Answer

**step1** Understanding the Problem

We are given three points on a grid: Point A is located at (1,3), Point B is at (3,5), and Point C is at (-1, y). We need to find the value of 'y' for Point C such that the distance from Point A to Point B is exactly the same as the distance from Point A to Point C.

**step2** Finding the Square of the Distance between A and B

To find the distance between two points, we can think about how far apart they are horizontally and vertically.
For points A(1,3) and B(3,5):
The horizontal distance (change in x) is the difference between their x-coordinates: $$3 - 1 = 2$$ units.
The vertical distance (change in y) is the difference between their y-coordinates: $$5 - 3 = 2$$ units.
Imagine drawing a square with a side length of 2 units. Its area would be $$2 \times 2 = 4$$.
The "square of the distance" between A and B is found by adding the square of the horizontal distance and the square of the vertical distance.
Square of horizontal distance: $$2 \times 2 = 4$$.
Square of vertical distance: $$2 \times 2 = 4$$.
So, the square of the distance AB is $$4 + 4 = 8$$.

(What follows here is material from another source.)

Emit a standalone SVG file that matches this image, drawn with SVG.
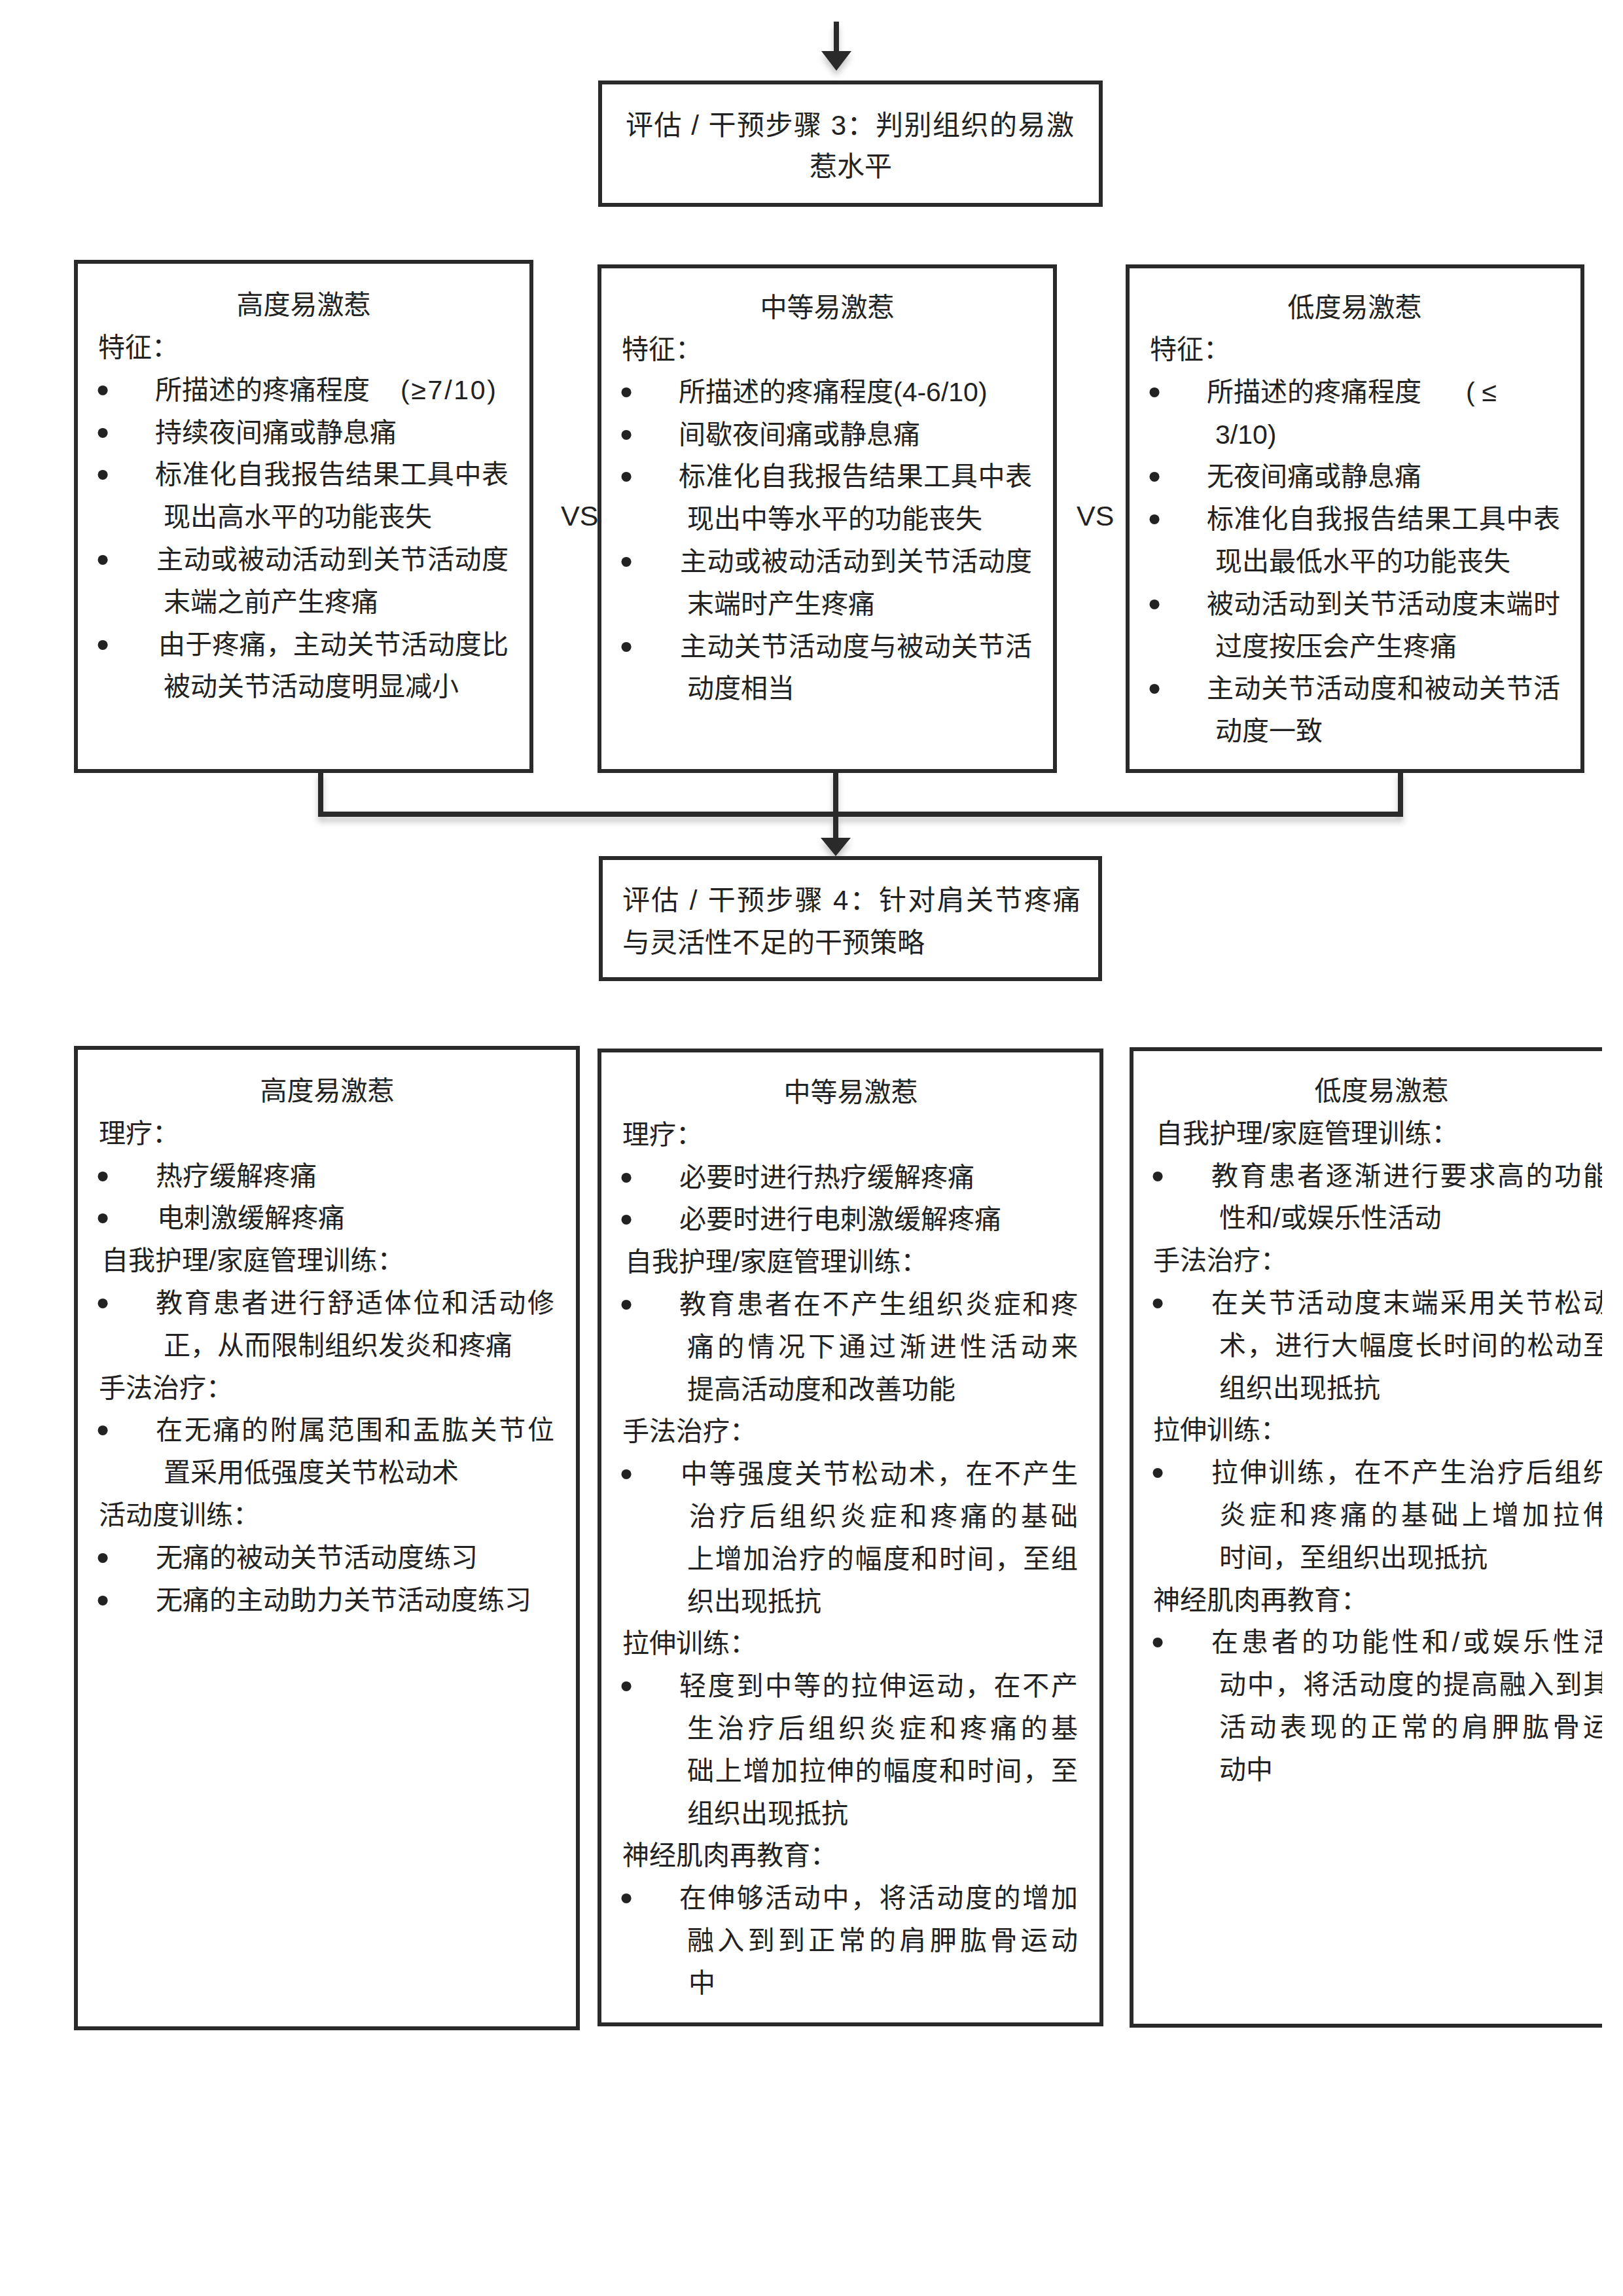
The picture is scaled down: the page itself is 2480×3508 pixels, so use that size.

**step3** Finding the Square of the Distance between A and C

Now, let's look at points A(1,3) and C(-1,y):
The horizontal distance (change in x) is the difference between their x-coordinates: $$1 - (-1) = 1 + 1 = 2$$ units. (This means moving from -1 to 1 on the number line covers 2 units).
The vertical distance (change in y) is the difference between their y-coordinates: $$y - 3$$ units. We don't know the exact value of y yet, so we write this as "$$y-3$$".
The square of the horizontal distance is $$2 \times 2 = 4$$.
The square of the vertical distance is the quantity $$(y-3)$$ multiplied by itself, which we can write as $$(y-3) \times (y-3)$$.
So, the square of the distance AC is $$4 + (y-3) \times (y-3)$$.

**step4** Equating the Squared Distances

We are told that the distance AB is equal to the distance AC. This means their squares must also be equal.
From Step 2, the square of the distance AB is 8.
From Step 3, the square of the distance AC is $$4 + (y-3) \times (y-3)$$.
So, we can write: $$8 = 4 + (y-3) \times (y-3)$$.
To find what $$(y-3) \times (y-3)$$ must be, we can subtract 4 from both sides:
$$8 - 4 = (y-3) \times (y-3)$$
$$4 = (y-3) \times (y-3)$$.
This tells us that when the vertical difference ($$y-3$$) is multiplied by itself, the result is 4.
What number, when multiplied by itself, gives 4?
We know that $$2 \times 2 = 4$$. So, $$(y-3)$$ could be 2.
Also, in mathematics, if we consider numbers that can be negative, $$-2 \times -2 = 4$$ as well. So, $$(y-3)$$ could also be -2.

**step5** Solving for y

We have two possibilities for $$(y-3)$$:
Case 1: $$(y-3)$$ is 2.
If $$y - 3 = 2$$, to find y, we add 3 to 2.
$$y = 2 + 3$$
$$y = 5$$
Case 2: $$(y-3)$$ is -2.
If $$y - 3 = -2$$, to find y, we add 3 to -2.
$$y = -2 + 3$$
$$y = 1$$
Therefore, there are two possible values for y that make the distance AB equal to the distance AC: $$y = 5$$ or $$y = 1$$.